A neutral observer would have called the Grade 3 a hard-luck story for Field Pass, who was quick from the gates and soon setting steady fractions on the lead, trying to twelve them into submission. One from last, Jose Ortiz kept Sacred Life under restraint, watching the race unfold ahead of him.

Field Pass still had the call as they circled the turn and looked the winner for all money as he surged down the lane, putting away the challenge of Temple, rolling seven lengths clear of Sacred Life, who was just beginning to move. Even inside the last sixteenth it was all Field Pass, but Ortiz had lit the fuse by then and Sacred Life finished like an absolute rocket, sticking his nose out for the camera and getting up in the last stride to win by a head. The six-year-old stopped the clock in 1:46 and three-fifths and paid off at $12.80. Temple held on to third, a length and three-quarters back.

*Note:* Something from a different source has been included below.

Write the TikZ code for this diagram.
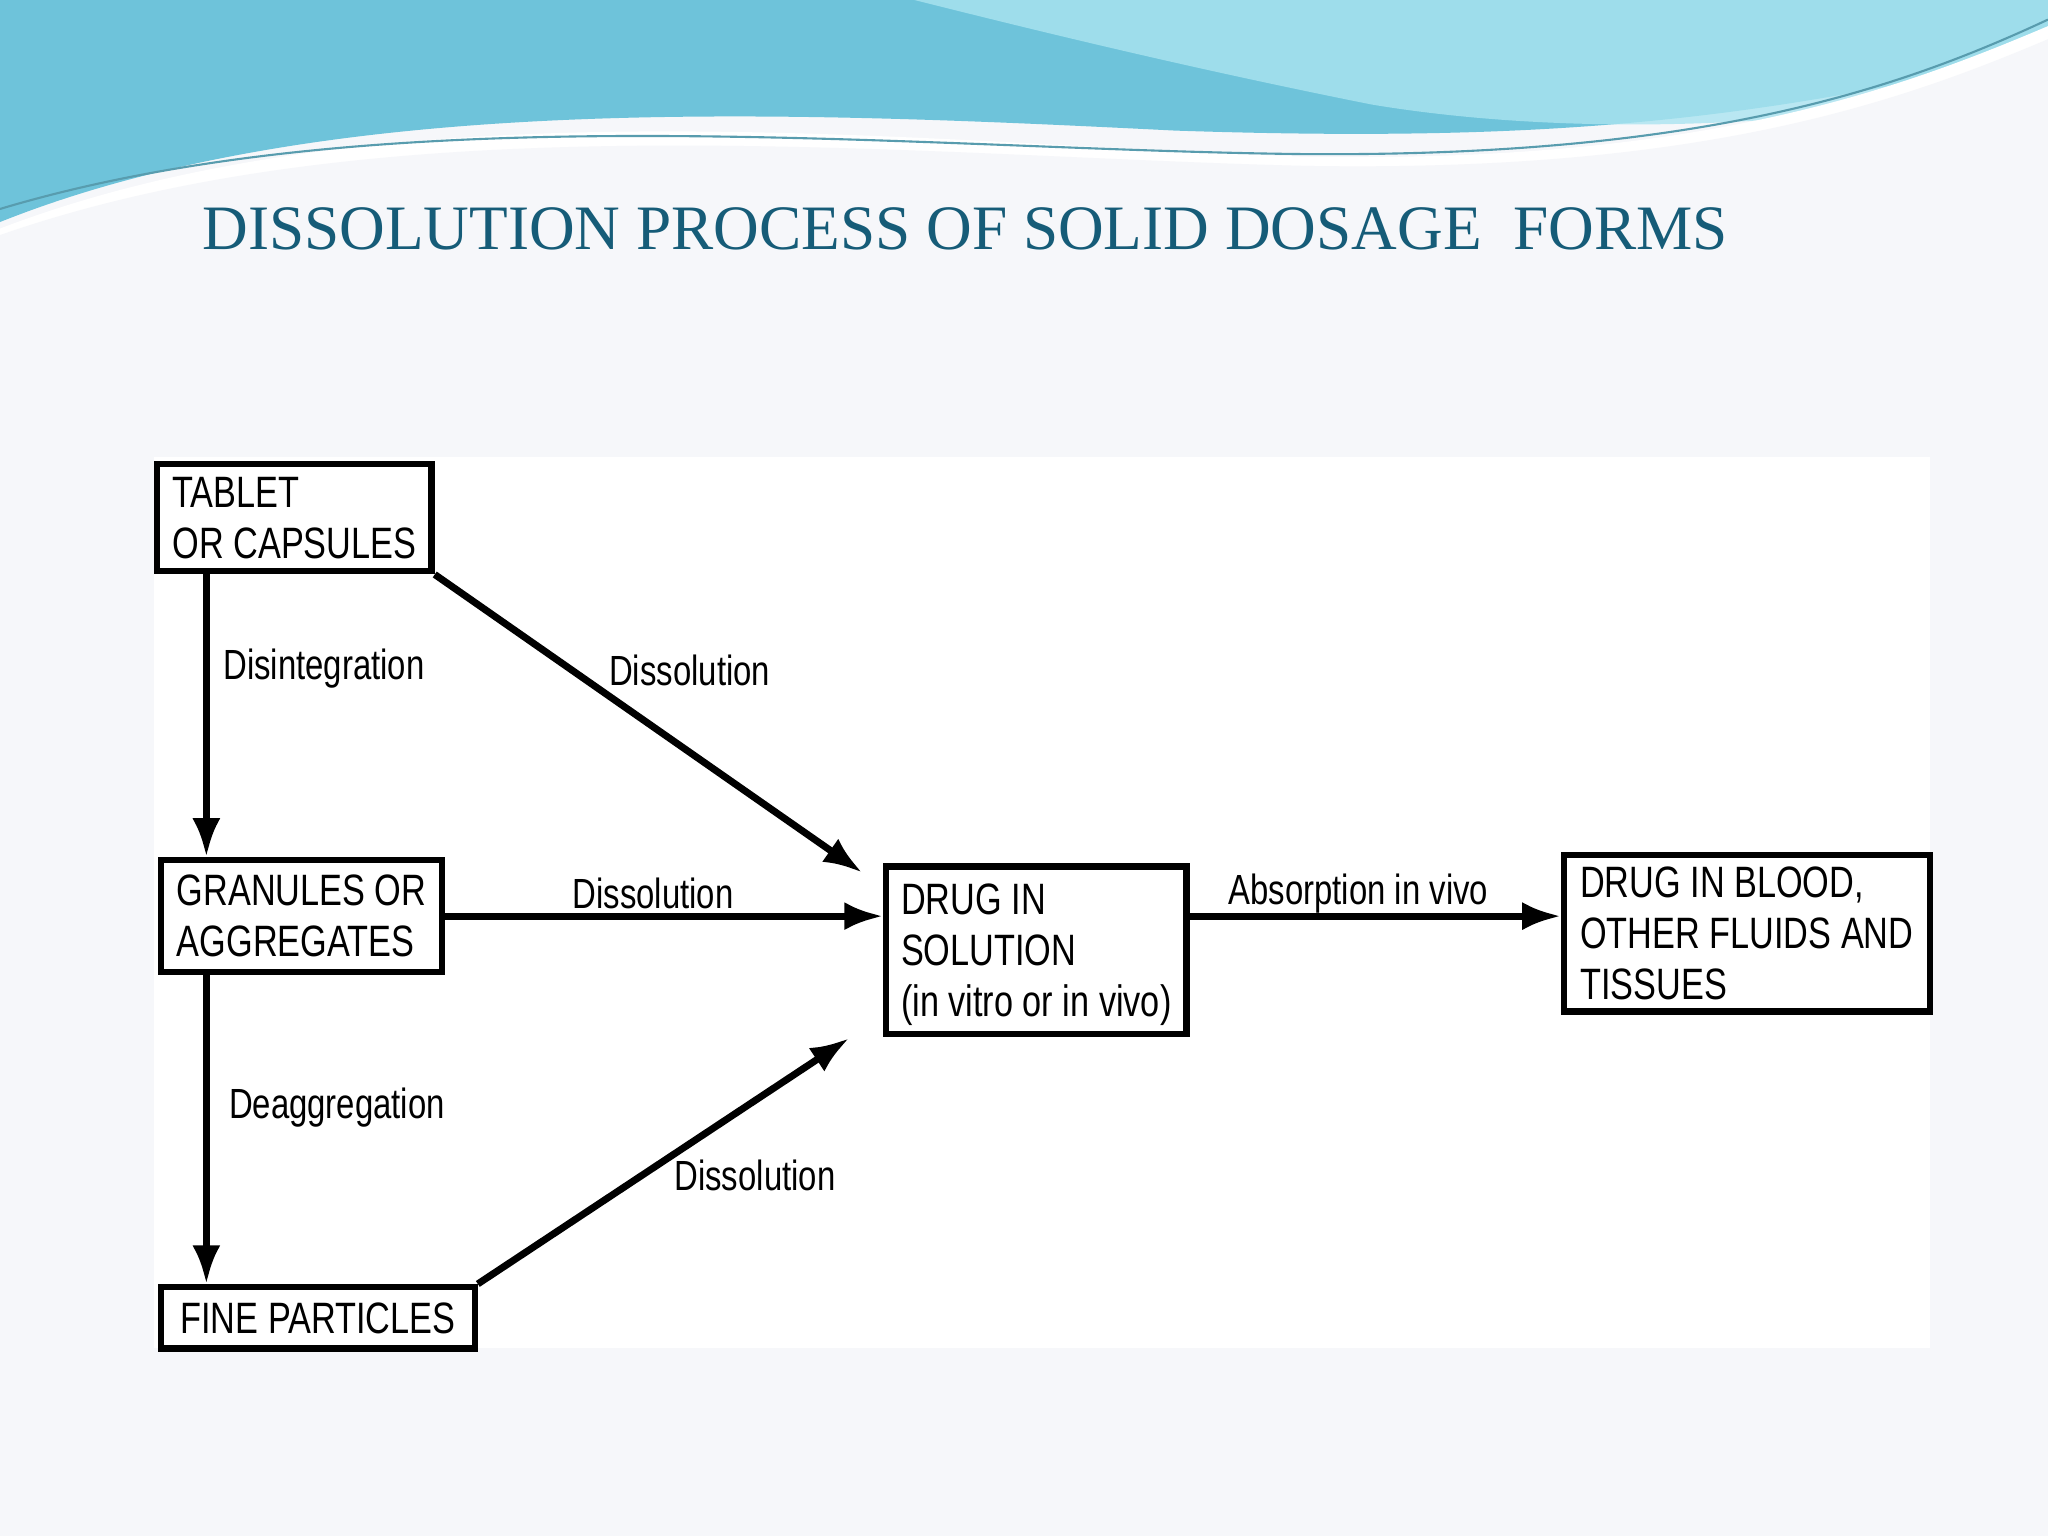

“He always tries, but today I think it was one of his best performances,” said Ortiz. “It was a great turn of foot, and he made up a lot of ground from the eighth pole to the wire.”

The Knickerbocker was a change of luck for Sacred Life, who had been zero-for-four for 2021 and without a win for 14 months. The French-bred son of Siyouni, who is also sire of this year’s European superstar St Mark’s Basilica, was a four-time winner in his native land before emigrating Stateside, where he has been tried at the top level several times without making a breakthrough. This was his first Graded success, although he won a Group 3 at Saint-Cloud on his third career outing.

“He’s trained well. He’s an honest horse,” said Brown’s assistant Dan Stupp. “It just hasn’t worked out for him in some of his races, but he clicked with Jose today and got a great trip. The finish looked a little more fun for Jose than it was for me!”

It wasn’t any fun at all for Dylan Davis, the rider of Field Pass. “We got caught in the last two jumps,” he said. “He ran great and very hard, but it’s just unfortunate when you lose like that.”

Breeders Cup result Futurity Stakes

Slipstream comes through

The Futurity was a ‘win-and-in’ for the Breeders’ Cup Juvenile Turf Sprint, but the winner Slipstream has a different target in store, although he’ll still be there at Del Mar on November 5 for Future Stars Friday.

Trainer Christophe Clement is eyeing instead the Juvenile Turf over a mile, reckoning that his son of More Than Ready wants to go up rather than down in distance, and on the evidence of the Futurity it’s hard to disagree with that assessment.

Slipstream ($6.60) lived up to his name, getting a tow into the race from all his seven rivals as he sat last under Joel Rosario. Up ahead, the longshot Run Curtis Run was also justifying his name, setting smart fractions while Rosario played patience.

Run Curtis Run was still in front at the stretch call, still in front at the sixteenth pole, but now Rosario had found room on the fence and then, switching outside, ran down the long-time leader to take the spoils by a length, stopping the clock in 1:08 and four-fifths, with Run Curtis Run a half-length ahead of Biz Biz Buzz in third. The favourite Chi Town Lady broke badly and could never find her way back into the race.

“I had to take up a little bit and find a different style with how the race was playing out,” said Rosario, referring to the moment his colt was squeezed out inside the first half-furlong. “The plan was to be a little closer, but it all happened right away, so I had to take another way to do it.”

It was a very different way to the manner in which Slipstream broke his maiden over seven furlongs at Belmont last time out, when he wired the field for a wide-margin success. A horse who can go from the front or come from behind will never be at a tactical disadvantage, and given his colt’s proven stamina for seven furlongs it looks as though Clement has made the right call in steering away from the flying five furlongs of the Juvenile Turf Sprint.

“I prefer six furlongs going into a race that’s a mile at Del Mar on firm, rather than going a mile and a sixteenth and dropping back,” he said. “I always like the idea of pushing that sprinter speed going six or seven furlongs to a mile when you go to California.”